I have changes.html
file and want to parse it in a bash script to get the most recent (topmost) changes list:
. . .
<h1> Changes </h1>
<h2>
<a href="3/changes">#3</a>
</h2>
<ol>
<li>Recent Text line 1</li>
<li>Recent Text line 2</li>
</ol>
<h2>
<a href="2/changes">#2</a>
</h2>
<ol>
<li>Text line 1</li>
<li>Text line 2</li>
<li>Text line 3</li>
</ol>
<h2>
<a href="1/changes">#1</a>
</h2>
<ol>
<li>Text line 1</li>
<li>Text line 2</li>
</ol>
. . .
Expected output:
Recent Text line 1
Recent Text line 2
How can I do this in a bash script?
I've been trying bash regexp, but I'm definitely doing something wrong
changes_regex='(<ol><li>.*</li></ol>)?'
changes_list=$(< ~/Documents/outfile.html)

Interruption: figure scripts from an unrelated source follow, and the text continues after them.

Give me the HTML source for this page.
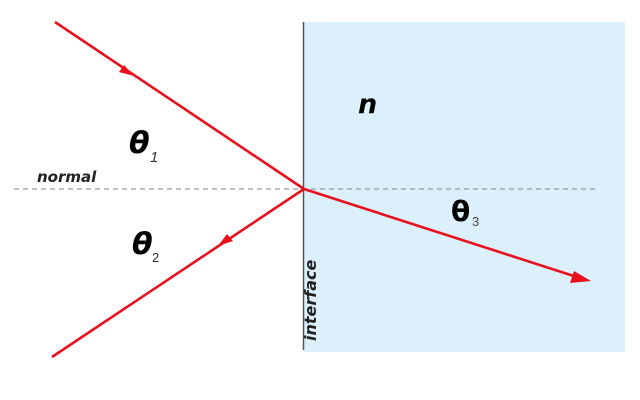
<!DOCTYPE html>
<html><head><style>body{margin:0;background:#fff}svg{display:block}</style></head><body>
<svg width="640" height="400" xmlns="http://www.w3.org/2000/svg" font-family="Liberation Sans, DejaVu Sans, sans-serif">
<rect x="304" y="22" width="321" height="330" fill="#dcf0fc"/>
<line x1="14" y1="189" x2="598" y2="189" stroke="#999" stroke-width="1.3" stroke-dasharray="5,4"/>
<line x1="303.5" y1="22" x2="303.5" y2="350" stroke="#555" stroke-width="1.5"/>
<g stroke="#e8101c" stroke-width="2.6" fill="none">
<line x1="55" y1="22" x2="304" y2="189"/>
<line x1="304" y1="189" x2="52" y2="357"/>
<line x1="304" y1="189" x2="580" y2="278"/>
</g>
<g fill="#e8101c">
<polygon points="134,76 119,72 124,65"/>
<polygon points="218,246 227,234 233,241"/>
<polygon points="591,281 570,283 574,271"/>
</g>
<text x="358" y="113" font-size="27" font-weight="bold" font-style="italic" font-family="DejaVu Sans, sans-serif">n</text>
<text x="129" y="153" font-size="30" font-weight="bold" font-style="italic" font-family="DejaVu Sans, sans-serif">θ</text>
<text x="150" y="162" font-size="15" font-style="italic" fill="#333">1</text>
<text x="37" y="182" font-size="15" font-weight="bold" font-style="italic" fill="#222" font-family="DejaVu Sans, sans-serif">normal</text>
<text x="132" y="254" font-size="30" font-weight="bold" font-style="italic" font-family="DejaVu Sans, sans-serif">θ</text>
<text x="152" y="262" font-size="13" fill="#333">2</text>
<text x="451" y="221" font-size="28" font-weight="bold" font-family="DejaVu Sans, sans-serif">θ</text>
<text x="472" y="226" font-size="13" fill="#444">3</text>
<text transform="translate(316,341) rotate(-90)" font-size="16" font-weight="bold" font-style="italic" fill="#222" font-family="DejaVu Sans, sans-serif">interface</text>
</svg>
</body></html>
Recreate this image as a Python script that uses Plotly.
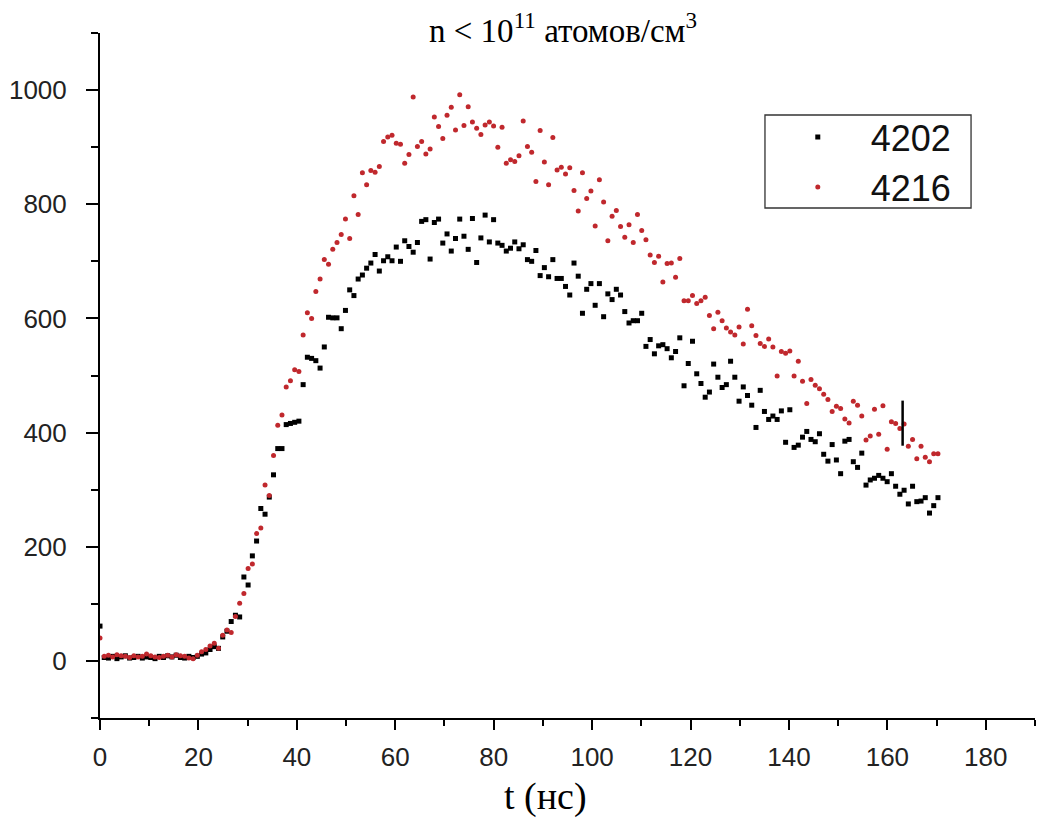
import plotly.graph_objects as go

# Sampling grid (ns) - shared time base of both records
time_ns = [0.0, 0.86, 1.72, 2.58, 3.44, 4.3, 5.16, 6.02, 6.88, 7.74, 8.6, 9.46, 10.32, 11.18, 12.04,
           12.9, 13.76, 14.62, 15.48, 16.34, 17.2, 18.06, 18.92, 19.78, 20.64, 21.5, 22.36, 23.22,
           24.08, 24.94, 25.8, 26.66, 27.52, 28.38, 29.24, 30.1, 30.96, 31.82, 32.68, 33.54, 34.4,
           35.26, 36.12, 36.98, 37.84, 38.7, 39.56, 40.42, 41.28, 42.14, 43.0, 43.86, 44.72, 45.58,
           46.44, 47.3, 48.16, 49.02, 49.88, 50.74, 51.6, 52.46, 53.32, 54.18, 55.04, 55.9, 56.76,
           57.62, 58.48, 59.34, 60.2, 61.06, 61.92, 62.78, 63.64, 64.5, 65.36, 66.22, 67.08, 67.94,
           68.8, 69.66, 70.52, 71.38, 72.24, 73.1, 73.96, 74.82, 75.68, 76.54, 77.4, 78.26, 79.12,
           79.98, 80.84, 81.7, 82.56, 83.42, 84.28, 85.14, 86.0, 86.86, 87.72, 88.58, 89.44, 90.3,
           91.16, 92.02, 92.88, 93.74, 94.6, 95.46, 96.32, 97.18, 98.04, 98.9, 99.76, 100.62, 101.48,
           102.34, 103.2, 104.06, 104.92, 105.78, 106.64, 107.5, 108.36, 109.22, 110.08, 110.94,
           111.8, 112.66, 113.52, 114.38, 115.24, 116.1, 116.96, 117.82, 118.68, 119.54, 120.4,
           121.26, 122.12, 122.98, 123.84, 124.7, 125.56, 126.42, 127.28, 128.14, 129.0, 129.86,
           130.72, 131.58, 132.44, 133.3, 134.16, 135.02, 135.88, 136.74, 137.6, 138.46, 139.32,
           140.18, 141.04, 141.9, 142.76, 143.62, 144.48, 145.34, 146.2, 147.06, 147.92, 148.78,
           149.64, 150.5, 151.36, 152.22, 153.08, 153.94, 154.8, 155.66, 156.52, 157.38, 158.24,
           159.1, 159.96, 160.82, 161.68, 162.54, 163.4, 164.26, 165.12, 165.98, 166.84, 167.7,
           168.56, 169.42, 170.28]

# Series 4202 (black squares)
s4202 = [61, 6, 5, 8, 4, 7, 9, 5, 6, 8, 5, 7, 6, 4, 8, 6, 9, 7, 10, 6, 5, 8, 6,
         8, 12, 14, 20, 25, 22, 42, 52, 69, 80, 77, 147, 133, 184, 210, 267, 257, 287,
         326, 372, 372, 414, 416, 418, 420, 484, 532, 530, 526, 513, 550, 602, 601, 601,
         582, 614, 650, 640, 669, 676, 688, 697, 712, 683, 701, 708, 701, 725, 700, 736,
         726, 716, 733, 770, 773, 704, 768, 774, 732, 748, 718, 740, 774, 744, 721, 775,
         698, 741, 781, 734, 773, 732, 728, 718, 723, 734, 722, 729, 703, 700, 719, 675,
         689, 673, 703, 670, 670, 656, 641, 697, 674, 609, 651, 661, 623, 661, 603, 643,
         633, 651, 641, 612, 592, 596, 596, 609, 551, 563, 538, 552, 554, 547, 531, 542,
         566, 482, 521, 560, 503, 486, 462, 471, 520, 497, 479, 484, 525, 497, 455, 480,
         465, 448, 409, 474, 437, 423, 429, 423, 438, 383, 440, 374, 378, 392, 402, 388,
         384, 398, 362, 350, 379, 352, 328, 385, 388, 349, 339, 364, 308, 317, 320, 325,
         320, 314, 328, 306, 292, 299, 275, 306, 279, 280, 286, 259, 272, 286]

# Series 4216 (red circles)
s4216 = [40, 8, 10, 7, 11, 9, 8, 6, 9, 7, 8, 12, 9, 7, 6, 8, 10, 7, 11, 9, 8, 5, 4,
         10, 16, 20, 26, 31, 22, 45, 54, 50, 78, 101, 118, 162, 170, 223, 233, 308, 290,
         360, 413, 431, 480, 491, 510, 507, 571, 610, 600, 647, 669, 703, 695, 721, 733,
         747, 774, 740, 815, 782, 855, 834, 859, 856, 866, 910, 918, 921, 907, 905, 872,
         887, 988, 901, 910, 888, 897, 953, 936, 915, 956, 970, 930, 992, 938, 971, 944,
         933, 922, 939, 944, 937, 900, 935, 872, 878, 875, 885, 946, 901, 891, 840, 929,
         874, 834, 917, 860, 865, 853, 864, 824, 788, 855, 810, 823, 762, 843, 804, 736,
         779, 789, 761, 742, 764, 733, 782, 754, 738, 711, 698, 709, 664, 696, 697, 672,
         705, 631, 631, 640, 626, 631, 637, 605, 582, 611, 596, 583, 576, 571, 585, 555,
         616, 587, 570, 556, 551, 564, 550, 499, 542, 539, 543, 499, 525, 490, 451, 493,
         483, 477, 467, 458, 437, 446, 442, 424, 417, 455, 448, 429, 387, 394, 441, 397,
         447, 371, 419, 416, 407, 415, 376, 388, 354, 376, 357, 349, 363, 363]

# Vertical error-bar-like mark near the end
bar_t = [163.1, 163.1]
bar_y = [377, 456]

series_names = ["4202", "4216"]
x_ticks = [0, 20, 40, 60, 80, 100, 120, 140, 160, 180]
y_ticks = [0, 200, 400, 600, 800, 1000]

RED = "#c0282d"
SERIF = "Liberation Serif, Times New Roman, serif"
SANS = "Liberation Sans, Arial, sans-serif"

fig = go.Figure()
fig.add_trace(go.Scatter(x=time_ns, y=s4202, mode="markers", name=series_names[0],
                         legendgroup="a",
                         marker=dict(symbol="square", size=5, color="black")))
fig.add_trace(go.Scatter(x=time_ns, y=s4216, mode="markers", name=series_names[1],
                         legendgroup="b",
                         marker=dict(symbol="circle", size=5, color=RED)))
fig.add_trace(go.Scatter(x=bar_t, y=bar_y, mode="lines", showlegend=False,
                         line=dict(color="black", width=2.5), hoverinfo="skip"))

axis_common = dict(showgrid=False, zeroline=False, showline=True, linecolor="black",
                   linewidth=2, ticks="outside", tickcolor="black", tickwidth=2,
                   automargin=False,
                   tickfont=dict(family=SANS, size=26, color="#222"))

fig.update_xaxes(range=[0, 190], tickvals=x_ticks, ticklen=10,
                 minor=dict(dtick=10, tick0=0, ticks="outside", ticklen=6, tickwidth=2,
                            tickcolor="black"),
                 ticklabelstandoff=5,
                 **axis_common)
fig.update_yaxes(range=[-100, 1100], tickvals=y_ticks, ticklen=12,
                 minor=dict(dtick=100, tick0=0, ticks="outside", ticklen=7, tickwidth=2,
                            tickcolor="black"),
                 ticklabelstandoff=14,
                 **axis_common)

fig.add_annotation(text="n &lt; 10<sup>11</sup> атомов/см<sup>3</sup>", xref="paper", yref="paper",
                   x=0.495, y=1.008, xanchor="center", yanchor="middle", showarrow=False,
                   font=dict(family=SERIF, size=33, color="black"))
fig.add_annotation(text="t (нс)", xref="paper", yref="paper",
                   x=0.476, y=-0.115, xanchor="center", yanchor="middle", showarrow=False,
                   font=dict(family=SERIF, size=38, color="black"))

# Legend frame
fig.add_shape(type="rect", xref="paper", yref="paper",
              x0=0.7112, x1=0.9316, y0=0.7445, y1=0.8803,
              line=dict(color="#333", width=1.3), fillcolor="rgba(0,0,0,0)", layer="above")

fig.update_layout(
    width=1037, height=818,
    margin=dict(l=100, r=2, t=33, b=100, autoexpand=False),
    paper_bgcolor="white", plot_bgcolor="white",
    showlegend=True,
    legend=dict(x=0.711, y=0.8917, xanchor="left", yanchor="top",
                borderwidth=0, bgcolor="rgba(0,0,0,0)",
                font=dict(family=SANS, size=36, color="#111"),
                itemwidth=96, tracegroupgap=0),
)

fig.write_html("out.html", config={"displayModeBar": False},
               post_script="document.body.style.margin='0px';")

if [[ $changes_list =~ $changes_regex ]]; then
echo 'match'
n=${#BASH_REMATCH[*]}
while [[ $i -lt $n ]]; do
echo " capture[$i]: ${BASH_REMATCH[$i]}"
let i++
done
else
echo 'no match'
fi
The above script returns only:
match
capture[]:
capture[1]:
If I remove brackets in regexp (changes_regex='<ol><li>.*</li></ol>'
), I get greedy match.
How to correctly build regular expression to lazily get only the first list contents?